The average student takes rather haphazard lecture notes, and may or may not study these notes before the test. If she does, it is likely to be in a cramming session the night before. Textbooks and other reading materials are read once and marked up in yellow or orange highlighter, if indeed they are read at all. Some students buy used books that have already been highlighted, in order to save time as well as money. Many students engage with the material of a course only enough to pass the test, and then quickly forget almost all of it.
Does higher education have to be like this? What can we do to get students personally engaged with the material we are teaching? The answer is nothing new: We can assign a journal.
Journals of various kinds are a staple of writing-to-learn pedagogy. The basic idea is that thinking on paper enhances learning. Journals focus the learner’s attention, help clarify thinking, and help both the student and the instructor figure out what the student knows and what remains to be learned. Journals also provide an opportunity for dialogue between the student and the material, and between the student and the instructor. Journals allow students to ask and answer questions, to record insights, to respond and react to material, to make connections, and to pose and solve problems. With all of these benefits, why don’t more faculty assign journals?
The first problem is the word, “journal.” Many faculty think of a journal as something akin to a teenager’s diary, a place to record breathlessly the tumultuous emotions of early adolescence. Or perhaps the word conjures up a novelist or poet recording the daily raw material of literary art. Either way, the journal seems inappropriate for the engineer or the scientist. However, journals don’t have to be called “journals.” Alternatives include Reading Log, Learning Log, Field Notebook, Reading Response Notebook, or even “Problem Solutions.”
Journals can also have various formats, procedures and purposes. Open-ended journals are only one common type. A semi-structured or “guided” journal might have a question or problem of the week, either set up ahead of time to follow the structure of the course or posed each week at the end of a lecture or discussion. Double-entry notebooks put lecture and reading notes on one side of the page and student comments and questions on the other. A lab notebook might put empirical observations on one side and student analysis on the other. Whatever format best fits the material, the discipline, and the purposes of the course is best.

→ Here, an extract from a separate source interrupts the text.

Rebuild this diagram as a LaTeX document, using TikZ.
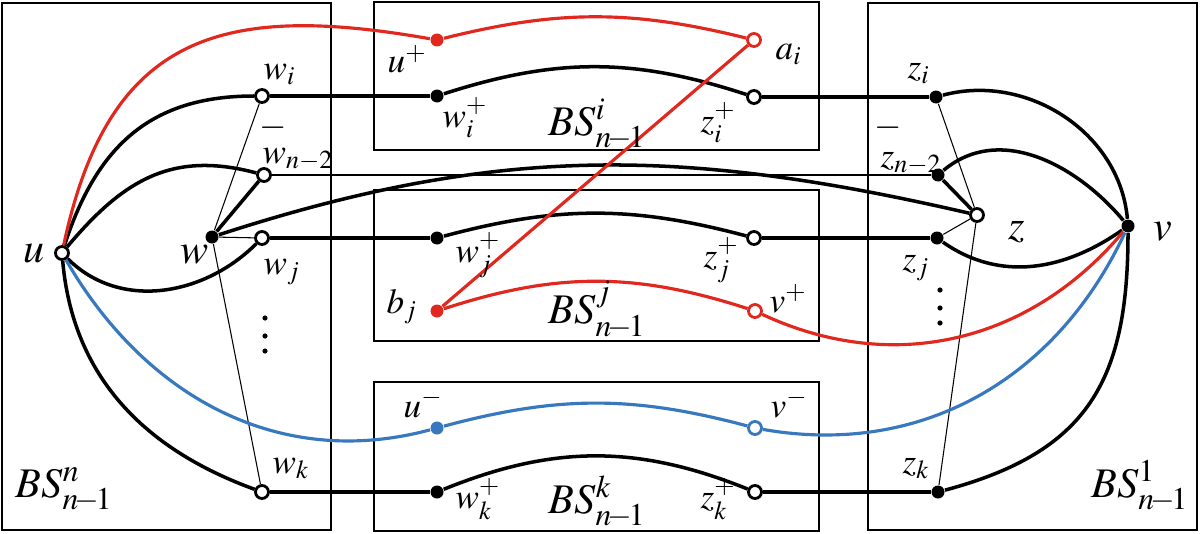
\documentclass[tikz,border=0pt]{standalone}
\usepackage{amsmath}
\usepackage{mathptmx}
\usepackage{xcolor}
\usepackage{tikz}
\usetikzlibrary{positioning, calc, arrows.meta}

\begin{document}
\begin{tikzpicture}[x=0.1mm, y=0.1mm,
    openpt/.style={circle, draw, fill=white, line width=0.8pt, inner sep=0pt, minimum size=1.3mm},
    fullpt/.style={circle, fill, inner sep=0pt, minimum size=1.3mm},
    edge/.style={line width=1pt},
    thinline/.style={line width=0.3pt},
    colorline/.style={line width=0.9pt},
    box/.style={line width=0.55pt},
    lbl/.style={anchor=base west, inner sep=0pt},
    biglbl/.style={anchor=base west, inner sep=0pt, font=\large}]
    % Định nghĩa màu sắc
    \definecolor{myred}{RGB}{225, 40, 30}
    \definecolor{myblue}{RGB}{55, 120, 190}

    \useasboundingbox (0,0) rectangle (1200,533);

    % 1. Vẽ 5 khung BS
    \draw[box] (2,3) rectangle (331,530);
    \draw[box] (374,383) rectangle (819,531);
    \draw[box] (374,192) rectangle (819,343);
    \draw[box] (374,2) rectangle (819,151);
    \draw[box] (868,3) rectangle (1197,530);

    % 2. Các đỉnh trong khung trái
    \node[openpt] (u) at (62,280) {};
    \node[fullpt] (w) at (212,296) {};
    \node[openpt] (wi) at (262,437) {};
    \node[openpt] (wn) at (264,358) {};
    \node[openpt] (wj) at (262,295) {};
    \node[openpt] (wk) at (262,41) {};

    % 3. Các đỉnh trong ba khung giữa
    \node[fullpt, myred] (up) at (437,493) {};
    \node[openpt, draw=myred] (ai) at (754,493) {};
    \node[fullpt] (wip) at (437,437) {};
    \node[openpt] (zip) at (754,436) {};
    \node[fullpt] (wjp) at (437,295) {};
    \node[openpt] (zjp) at (754,295) {};
    \node[fullpt, myred] (bj) at (437,222) {};
    \node[openpt, draw=myred] (vp) at (755,222) {};
    \node[fullpt, myblue] (um) at (437,105) {};
    \node[openpt, draw=myblue] (vm) at (755,105) {};
    \node[fullpt] (wkp) at (437,41) {};
    \node[openpt] (zkp) at (755,41) {};

    % 4. Các đỉnh trong khung phải
    \node[fullpt] (zi) at (936,436) {};
    \node[fullpt] (zn) at (938,358) {};
    \node[openpt] (z) at (977,318) {};
    \node[fullpt] (zj) at (937,295) {};
    \node[fullpt] (zk) at (938,41) {};
    \node[fullpt] (v) at (1128,307) {};

    % 5. Các cạnh đen
    \draw[edge] (wi) -- (wip);
    \draw[edge] (wip) to[bend left=18] (zip);
    \draw[edge] (zip) -- (zi);
    \draw[edge] (wj) -- (wjp);
    \draw[edge] (wjp) to[bend left=15] (zjp);
    \draw[edge] (zjp) -- (zj);
    \draw[edge] (wk) -- (wkp);
    \draw[edge] (wkp) to[bend left=22] (zkp);
    \draw[edge] (zkp) -- (zk);

    \draw[edge] (u) to[out=72, in=180, looseness=1.1] (wi);
    \draw[edge] (u) to[out=50, in=165, looseness=1.1] (wn);
    \draw[edge] (u) to[out=-45, in=-135] (wj);
    \draw[edge] (u) to[out=-85, in=160] (wk);
    \draw[edge] (w) -- (wn);
    \draw[edge] (w) to[out=18, in=167] (z);
    \draw[edge] (z) -- (zn);

    \draw[edge] (zi) to[out=15, in=95] (v);
    \draw[edge] (zn) to[out=40, in=130] (v);
    \draw[edge] (zj) to[out=-35, in=-145] (v);
    \draw[edge] (zk) to[out=15, in=-90, looseness=1.2] (v);

    % 6. Các cạnh mảnh
    \foreach \t in {wi, wj, wk} {
        \draw[thinline] (w) -- (\t);
    }
    \foreach \t in {zi, zj, zk} {
        \draw[thinline] (z) -- (\t);
    }
    \draw[thinline] (wn) -- (zn);

    % 7. Đường đỏ và đường xanh
    \draw[colorline, myred] (u) to[out=78, in=170, looseness=1.3] (up);
    \draw[colorline, myred] (up) to[bend left=14] (ai);
    \draw[colorline, myred] (ai) -- (bj);
    \draw[colorline, myred] (bj) to[bend left=18] (vp);
    \draw[colorline, myred] (vp) to[out=-25, in=-130] (v);

    \draw[colorline, myblue] (u) to[out=-60, in=-165] (um);
    \draw[colorline, myblue] (um) to[bend left=15] (vm);
    \draw[colorline, myblue] (vm) to[out=-10, in=-115] (v);

    % 8. Dấu chấm lửng
    \foreach \y in {215,197,182} {
        \fill (265,\y) circle (2.6);
        \fill (940,\y+28) circle (2.6);
    }

    % 9. Nhãn
    \node[biglbl] (Lu) at (23,271) {$u$};
    \node[biglbl] (Lw) at (180,270) {$w$};
    \node[lbl] (Lwi) at (263,454) {$w_i$};
    \node[lbl] (Lwn) at (262,370) {$w_{n-2}$};
    \node[lbl] (Lwj) at (263,259) {$w_j$};
    \node[lbl] (Lwk) at (272,60) {$w_k$};
    \node[biglbl] (LBSn) at (15,36) {$BS^n_{n\mkern-2mu-\mkern-2mu1}$};
    \node (barw) at (273,405) {$-$};

    \node[lbl] (Lup) at (387,460) {$u^+$};
    \node[lbl] (Lai) at (775,474) {$a_i$};
    \node[lbl] (Lwip) at (442,406) {$w_i^+$};
    \node[biglbl] (LBSi) at (548,398) {$BS^i_{n\mkern-2mu-\mkern-2mu1}$};
    \node[lbl] (Lzip) at (700,401) {$z_i^+$};
    \node[lbl] (Lwjp) at (455,271) {$w_j^+$};
    \node[lbl] (Lzjp) at (703,266) {$z_j^+$};
    \node[lbl] (Lbj) at (386,220) {$b_j$};
    \node[biglbl] (LBSj) at (548,210) {$BS^j_{n\mkern-2mu-\mkern-2mu1}$};
    \node[lbl] (Lvp) at (769,221) {$v^+$};
    \node[lbl] (Lum) at (403,116) {$u^-$};
    \node[lbl] (Lvm) at (770,116) {$v^-$};
    \node[lbl] (Lwkp) at (455,25) {$w_k^+$};
    \node[biglbl] (LBSk) at (548,20) {$BS^k_{n\mkern-2mu-\mkern-2mu1}$};
    \node[lbl] (Lzkp) at (700,25) {$z_k^+$};

    \node[lbl] (Lzi) at (907,455) {$z_i$};
    \node[lbl] (Lzn) at (880,366) {$z_{n-2}$};
    \node (barz) at (888,405) {$-$};
    \node[biglbl] (Lz) at (1008,294) {$z$};
    \node[biglbl] (Lv) at (1153,293) {$v$};
    \node[lbl] (Lzj) at (902,263) {$z_j$};
    \node[lbl] (Lzk) at (902,60) {$z_k$};
    \node[biglbl, anchor=base east] (LBS1) at (1190,36) {$BS^1_{n\mkern-2mu-\mkern-2mu1}$};

\end{tikzpicture}
\end{document}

The other problem is that faculty are afraid that they will be overwhelmed with pages and pages of writing that is difficult and time-consuming to evaluate. It is true that for students to take the journal seriously, it must be read, and it must count as part of the grade. However, this does not mean that every word must be read and commented upon. One purpose, perhaps the greater purpose, is to get the student thinking on the page. Another purpose is to facilitate a dialogue between the student and the instructor, an academic correspondence in a sense, and the instructor can answer questions asked by the student and respond to speculations and ruminations. The instructor can evaluate certain aspects of the journal in terms of quantities of entries or pages, and selectively respond to the content. It is also possible to have students mark or otherwise identify which parts of the journal they would most like the instructor to read and comment on. It is important to set limits, but journals do not have to be overwhelming.
More ideas about using journals in various disciplines can be found in The Journal Book, edited by Toby Fulwiler. Another very useful book on journals and other writing assignments is Engaging Ideas: The Professor’s Guide to Integrating Writing, Critical Thinking, and Active Learning in the Classroom by John Bean.